Posted in Why Should I Read This? (Book Reviews)

Just a little bookworm logic.

I had this brilliant (well I hope it’s brilliant) idea to begin my Book Review category with an introductory post about books (shocking right? What will she do next?). Many of the books I’ve read were not written in this century, or even the previous one. Why would I (or anyone for that matter) want to read anything written using words that the average person doesn’t use anymore, set in a time (and even place) that had nothing to do with me and describing experiences that I will never have?

Now I could explain that books are a great way to escape (almost like a vacation) for a little while and visit another place (and time too) without ever having to leave your chair, or that it’s a great way to improve your speaking and writing skills (assuming you’re reading well-written books of course). While those things are true, my answer is much simpler: people are always people.
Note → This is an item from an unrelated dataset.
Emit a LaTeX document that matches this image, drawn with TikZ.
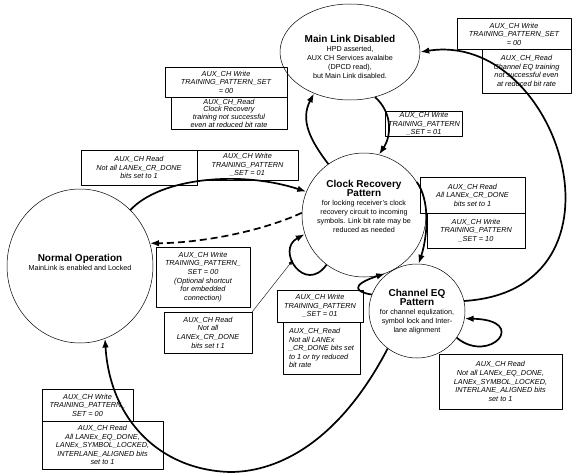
\documentclass[tikz,border=0pt]{standalone}
\usepackage{fontspec}
\setmainfont{Liberation Sans}
\usetikzlibrary{arrows.meta,shapes.geometric}

\tikzset{
  state/.style={draw, ellipse, inner sep=0pt, line width=0.5pt},
  statetxt/.style={align=center, inner sep=0pt, font=\fontsize{7.2}{9}\selectfont},
  cond/.style={draw, line width=0.6pt, align=center, inner sep=0pt,
    font=\fontsize{7.3}{8.6}\selectfont\itshape},
  trans/.style={line width=1.7pt, -{Latex[length=9pt,width=6.5pt]}},
}
\newcommand{\ttl}[1]{{\fontsize{10}{12}\selectfont\bfseries #1}}

\begin{document}
\begin{tikzpicture}[x=1pt,y=-1pt,line join=round]

\useasboundingbox (0,0) rectangle (578,476);

% states
\node[state, minimum width=140, minimum height=96] (mld) at (350,52) {};
\node[state, minimum width=124, minimum height=124] (cr) at (364,215) {};
\node[state, minimum width=146, minimum height=154] (norm) at (80,266) {};
\node[state, minimum width=96, minimum height=94] (ceq) at (417,311) {};

\node[statetxt] (mldtxt) at (350,57) {\ttl{Main Link Disabled}\\HPD asserted,\\AUX CH Services avalaibe\\(DPCD read),\\but Main Link disabled.};
\node[statetxt] (crtxt) at (364,206) {\ttl{Clock Recovery}\\\ttl{Pattern}\\for locking receiver's clock\\recovery circuit to incoming\\symbols. Link bit rate may be\\reduced as needed};
\node[statetxt] (normtxt) at (80,262) {\ttl{Normal Operation}\\MainLink is enabled and Locked};
\node[statetxt] (ceqtxt) at (417,312) {\ttl{Channel EQ}\\\ttl{Pattern}\\for channel equlization,\\symbol lock and Inter-\\lane alignment};

% condition boxes
\node[cond, minimum width=114, minimum height=31] (w1) at (514,34) {AUX\_CH Write\\TRAINING\_PATTERN\_SET\\= 00};
\node[cond, minimum width=89, minimum height=44] (r1) at (526.5,71) {AUX\_CH\_Read\\Channel EQ training\\not successful even\\at reduced bit rate};

\node[cond, minimum width=122, minimum height=30] (w2) at (226,82) {AUX\_CH Write\\TRAINING\_PATTERN\_SET\\= 00};
\node[cond, minimum width=116, minimum height=32, font=\fontsize{7.3}{7.6}\selectfont\itshape] (r2) at (229,113) {AUX\_CH\_Read\\Clock Recovery\\training not successful\\even at reduced bit rate};

\node[cond, minimum width=77, minimum height=25] (w3) at (424,124) {AUX\_CH Write\\TRAINING\_PATTERN\\\_SET = 01};

\node[cond, minimum width=116, minimum height=35] (r4) at (139,167.5) {AUX\_CH Read\\Not all LANEx\_CR\_DONE\\bits set to 1};
\node[cond, minimum width=101, minimum height=30] (w4) at (247.5,165) {AUX\_CH Write\\TRAINING\_PATTERN\\\_SET = 01};

\node[cond, minimum width=105, minimum height=36] (r5) at (472.5,195) {AUX\_CH Read\\All LANEx\_CR\_DONE\\bits set to 1};
\node[cond, minimum width=98, minimum height=35] (w5) at (476,230.5) {AUX\_CH Write\\TRAINING\_PATTERN\\\_SET = 10};

\node[cond, minimum width=94, minimum height=60] (w6) at (203,277) {AUX\_CH Write\\TRAINING\_PATTERN\_\\SET = 00\\(Optional shortcut\\for embedded\\connection)};
\node[cond, minimum width=88, minimum height=41] (r7) at (208,332.5) {AUX\_CH Read\\Not all\\LANEx\_CR\_DONE\\bits set t 1};

\node[cond, minimum width=86, minimum height=32] (w8) at (320,306) {AUX\_CH Write\\TRAINING\_PATTERN\\\_SET = 01};
\node[cond, minimum width=77, minimum height=52, align=left] (r8) at (321.5,348) {AUX\_CH\_Read\\Not all LANEx\\\_CR\_DONE bits set\\to 1 or try reduced\\bit rate};

\node[cond, minimum width=123, minimum height=55] (r9) at (500.5,381.5) {AUX\_CH Read\\Not all LANEx\_EQ\_DONE,\\LANEx\_SYMBOL\_LOCKED,\\INTERLANE\_ALIGNED bits\\set to 1};

\node[cond, minimum width=91, minimum height=32] (w10) at (87.5,405) {AUX\_CH Write\\TRAINING\_PATTERN\_\\SET = 00};
\node[cond, minimum width=121, minimum height=48] (r10) at (102.5,445) {AUX\_CH Read\\All LANEx\_EQ\_DONE,\\LANEx\_SYMBOL\_LOCKED,\\INTERLANE\_ALIGNED bits\\set to 1};

% transitions
\draw[trans] (norm.48) .. controls (160,178) and (240,170) .. (cr.158);
\draw[trans, dash pattern=on 7pt off 4pt] (cr.178) .. controls (260,232) and (200,243) .. (norm.18);
\draw[trans] (cr.125) .. controls (310,140) and (300,120) .. (mld.229);
\draw[trans] (mld.299) .. controls (392,112) and (392,135) .. (cr.76);
\draw[trans] (cr.32) .. controls (430,200) and (428,235) .. (ceq.88);
\draw[trans] (ceq.12) .. controls (640,290) and (560,30) .. (mld.east);
\draw[trans] (ceq.232) .. controls (340,440) and (280,472) .. (230,472)
  .. controls (160,470) and (110,420) .. (norm.289);
\draw[trans] (ceq.160) .. controls (355,292) and (350,285) .. (cr.290);

% self loops
\draw[trans] (cr.233) .. controls (305,295) and (275,250) .. (cr.198);
\draw[trans] (ceq.326) .. controls (490,365) and (530,320) .. (ceq.351);

% pointer to the loop
\coordinate (loophint) at (293,260);
\draw[line width=0.4pt, -{Latex[length=5pt,width=3.5pt]}] (r7.north east) -- (loophint);

\end{tikzpicture}
\end{document}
The time and place people live in as well as their experiences with their families, friends and society in general, play a huge role in shaping them, but that doesn’t change the fact that, well, they’re people. People have been laughing and crying, loving and wanting revenge, making friends and enemies, hurting others and getting hurt by others, learning and teaching, probably since people began. So even though we may not go to balls, or ride in carriages, or say ‘thee’ and ‘thou’, we can still relate to characters in stories who, although the way they experienced certain things may be different, experienced things.

Shakepeare’s “Romeo and Juliet” is an example: while most people may not be members of families who have a deep-seated dislike for each other, I’m sure that many people have felt infatuation and love. In “Little Women” we are reminded of what it’s like to be members of a family, of the simple joys and sorrows families go through together and of how much better life can be when we share it with our loved ones. Even though none of  us were alive during the French Revolution, we can be reminded of someone in our lives who makes sacrifices for the people he/she cares about (hopefully it won’t have to be as serious as Sydney Carton’s sacrifice was in “A Tale of Two Cities.”).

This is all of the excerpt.